## The task
Write out the opening lines of the data word for word, up to and including the line with "Chart.register(...registerables);", and leave every picture and every later line out.

Dataset records start

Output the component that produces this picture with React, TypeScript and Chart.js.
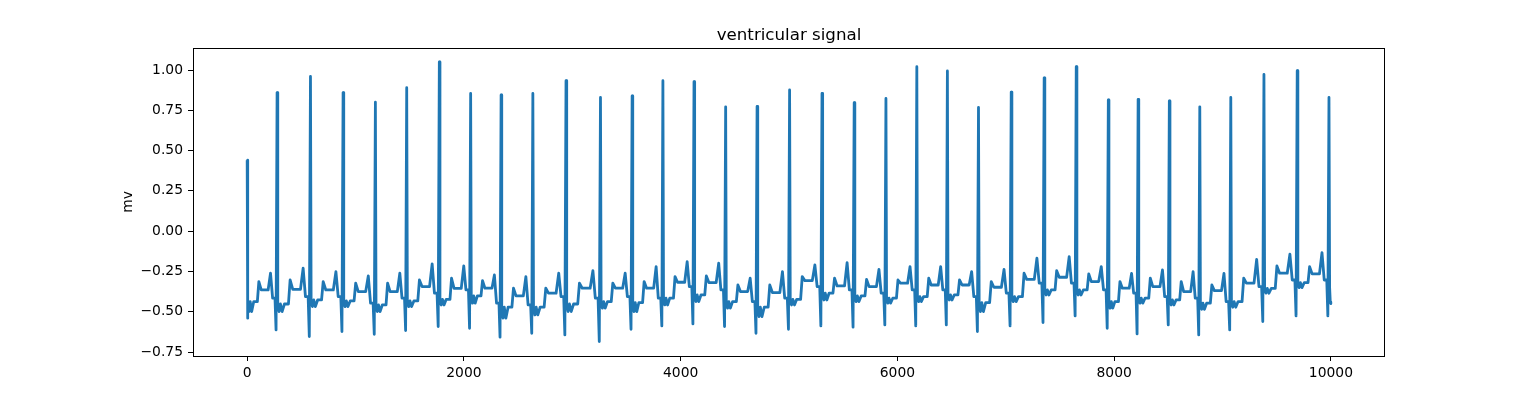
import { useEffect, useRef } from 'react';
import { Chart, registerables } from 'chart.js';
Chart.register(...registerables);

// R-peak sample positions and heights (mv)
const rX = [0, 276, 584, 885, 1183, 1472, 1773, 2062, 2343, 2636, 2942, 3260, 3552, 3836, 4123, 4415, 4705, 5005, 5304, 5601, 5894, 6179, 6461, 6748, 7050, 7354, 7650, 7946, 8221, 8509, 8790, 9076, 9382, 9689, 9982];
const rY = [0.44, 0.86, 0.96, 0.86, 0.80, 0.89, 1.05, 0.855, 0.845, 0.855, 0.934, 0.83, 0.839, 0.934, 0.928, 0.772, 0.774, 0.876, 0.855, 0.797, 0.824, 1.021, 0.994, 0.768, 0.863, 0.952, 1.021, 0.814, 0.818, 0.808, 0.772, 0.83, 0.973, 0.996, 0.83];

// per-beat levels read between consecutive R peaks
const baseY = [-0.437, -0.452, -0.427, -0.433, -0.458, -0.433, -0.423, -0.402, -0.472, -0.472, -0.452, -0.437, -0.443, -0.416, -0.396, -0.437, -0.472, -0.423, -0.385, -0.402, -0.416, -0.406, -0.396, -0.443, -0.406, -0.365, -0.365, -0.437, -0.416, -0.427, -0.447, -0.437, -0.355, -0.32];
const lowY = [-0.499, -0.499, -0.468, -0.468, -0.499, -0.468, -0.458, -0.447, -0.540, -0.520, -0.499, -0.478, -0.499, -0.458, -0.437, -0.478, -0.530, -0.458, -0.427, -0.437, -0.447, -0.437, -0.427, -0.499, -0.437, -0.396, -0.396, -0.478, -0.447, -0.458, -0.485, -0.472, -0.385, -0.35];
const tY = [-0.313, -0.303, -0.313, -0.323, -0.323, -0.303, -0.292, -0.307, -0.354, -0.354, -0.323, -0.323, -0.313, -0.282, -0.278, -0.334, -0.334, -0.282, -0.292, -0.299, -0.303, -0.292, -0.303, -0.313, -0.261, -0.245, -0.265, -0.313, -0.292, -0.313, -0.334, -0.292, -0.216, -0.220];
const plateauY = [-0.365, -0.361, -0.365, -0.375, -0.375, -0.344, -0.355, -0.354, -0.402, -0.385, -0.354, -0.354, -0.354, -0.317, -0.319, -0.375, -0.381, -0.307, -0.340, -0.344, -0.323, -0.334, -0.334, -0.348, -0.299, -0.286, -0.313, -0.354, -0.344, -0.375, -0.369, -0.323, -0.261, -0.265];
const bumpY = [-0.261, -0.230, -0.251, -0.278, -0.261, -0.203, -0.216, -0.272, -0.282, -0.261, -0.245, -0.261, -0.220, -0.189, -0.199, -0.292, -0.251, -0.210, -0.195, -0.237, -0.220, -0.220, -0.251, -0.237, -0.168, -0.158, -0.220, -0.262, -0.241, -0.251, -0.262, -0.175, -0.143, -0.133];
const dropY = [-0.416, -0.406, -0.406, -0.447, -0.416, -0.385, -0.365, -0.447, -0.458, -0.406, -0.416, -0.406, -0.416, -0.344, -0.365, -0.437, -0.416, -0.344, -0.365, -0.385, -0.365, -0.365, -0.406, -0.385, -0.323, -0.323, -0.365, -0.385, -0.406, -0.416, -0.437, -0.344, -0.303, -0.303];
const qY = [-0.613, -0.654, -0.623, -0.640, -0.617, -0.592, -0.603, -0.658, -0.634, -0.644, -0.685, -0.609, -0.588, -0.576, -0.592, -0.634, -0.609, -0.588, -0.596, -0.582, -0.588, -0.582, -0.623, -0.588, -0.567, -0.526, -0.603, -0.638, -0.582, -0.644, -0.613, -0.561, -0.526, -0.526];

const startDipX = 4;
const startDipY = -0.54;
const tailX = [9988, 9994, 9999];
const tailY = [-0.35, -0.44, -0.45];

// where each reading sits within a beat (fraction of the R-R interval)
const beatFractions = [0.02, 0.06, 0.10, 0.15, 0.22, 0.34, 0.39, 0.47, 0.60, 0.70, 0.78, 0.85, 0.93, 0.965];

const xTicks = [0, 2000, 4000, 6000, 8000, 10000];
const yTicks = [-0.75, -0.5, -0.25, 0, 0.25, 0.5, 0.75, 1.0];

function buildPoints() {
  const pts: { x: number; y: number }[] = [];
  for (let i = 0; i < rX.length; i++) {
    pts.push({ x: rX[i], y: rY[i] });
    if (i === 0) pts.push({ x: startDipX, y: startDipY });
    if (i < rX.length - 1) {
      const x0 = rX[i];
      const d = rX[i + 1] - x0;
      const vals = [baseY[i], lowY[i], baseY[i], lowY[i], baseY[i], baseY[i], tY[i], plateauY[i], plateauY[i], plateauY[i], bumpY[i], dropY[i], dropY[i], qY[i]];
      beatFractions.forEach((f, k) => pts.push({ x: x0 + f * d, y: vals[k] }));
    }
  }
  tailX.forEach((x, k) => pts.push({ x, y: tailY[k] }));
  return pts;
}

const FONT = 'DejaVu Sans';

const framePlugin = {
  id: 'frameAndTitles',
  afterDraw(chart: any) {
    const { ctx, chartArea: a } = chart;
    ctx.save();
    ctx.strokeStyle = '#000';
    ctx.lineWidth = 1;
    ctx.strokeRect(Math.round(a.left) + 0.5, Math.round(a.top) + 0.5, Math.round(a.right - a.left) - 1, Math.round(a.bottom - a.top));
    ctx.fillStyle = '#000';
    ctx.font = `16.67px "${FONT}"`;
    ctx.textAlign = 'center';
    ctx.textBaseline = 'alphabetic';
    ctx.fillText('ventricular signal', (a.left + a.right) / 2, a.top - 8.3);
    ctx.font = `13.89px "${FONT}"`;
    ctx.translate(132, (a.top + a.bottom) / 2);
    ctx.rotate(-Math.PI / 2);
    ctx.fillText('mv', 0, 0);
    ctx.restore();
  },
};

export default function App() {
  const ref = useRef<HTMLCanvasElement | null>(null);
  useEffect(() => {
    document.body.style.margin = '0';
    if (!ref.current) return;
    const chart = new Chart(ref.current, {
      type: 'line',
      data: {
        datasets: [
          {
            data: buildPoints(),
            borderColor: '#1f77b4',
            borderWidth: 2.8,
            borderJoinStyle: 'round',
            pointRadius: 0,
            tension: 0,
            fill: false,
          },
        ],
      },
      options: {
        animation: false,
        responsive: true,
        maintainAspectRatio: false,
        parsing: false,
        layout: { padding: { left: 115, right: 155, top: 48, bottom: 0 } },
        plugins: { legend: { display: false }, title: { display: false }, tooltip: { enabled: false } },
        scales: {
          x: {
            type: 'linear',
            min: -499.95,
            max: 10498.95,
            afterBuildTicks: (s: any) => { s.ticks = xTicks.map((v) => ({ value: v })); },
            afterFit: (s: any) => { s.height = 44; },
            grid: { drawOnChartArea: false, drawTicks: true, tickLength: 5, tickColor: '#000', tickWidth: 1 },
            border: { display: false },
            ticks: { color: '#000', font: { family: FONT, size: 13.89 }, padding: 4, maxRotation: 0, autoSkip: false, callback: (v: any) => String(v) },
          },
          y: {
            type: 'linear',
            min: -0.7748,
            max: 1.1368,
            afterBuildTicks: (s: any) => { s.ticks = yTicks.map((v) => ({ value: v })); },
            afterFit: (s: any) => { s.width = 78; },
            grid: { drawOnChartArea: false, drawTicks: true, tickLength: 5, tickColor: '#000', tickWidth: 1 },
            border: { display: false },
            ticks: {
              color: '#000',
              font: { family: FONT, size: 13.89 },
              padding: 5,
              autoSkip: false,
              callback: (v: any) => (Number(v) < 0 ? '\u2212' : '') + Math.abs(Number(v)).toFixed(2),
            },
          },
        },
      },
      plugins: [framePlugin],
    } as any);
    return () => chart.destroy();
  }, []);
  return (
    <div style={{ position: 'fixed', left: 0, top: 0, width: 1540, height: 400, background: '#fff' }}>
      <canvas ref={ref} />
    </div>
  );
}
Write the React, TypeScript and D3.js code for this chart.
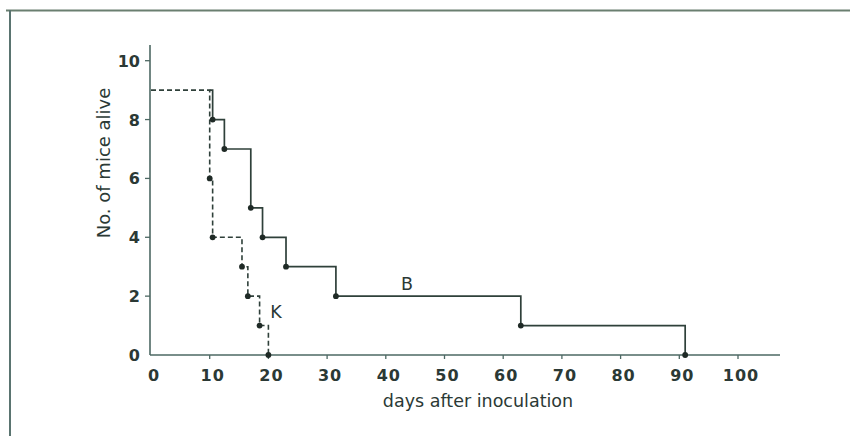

Dataset records end

## Result below
Output the component that produces this picture with React, TypeScript and Chart.js.
import { useEffect, useRef } from 'react';
import { Chart, registerables } from 'chart.js';
Chart.register(...registerables);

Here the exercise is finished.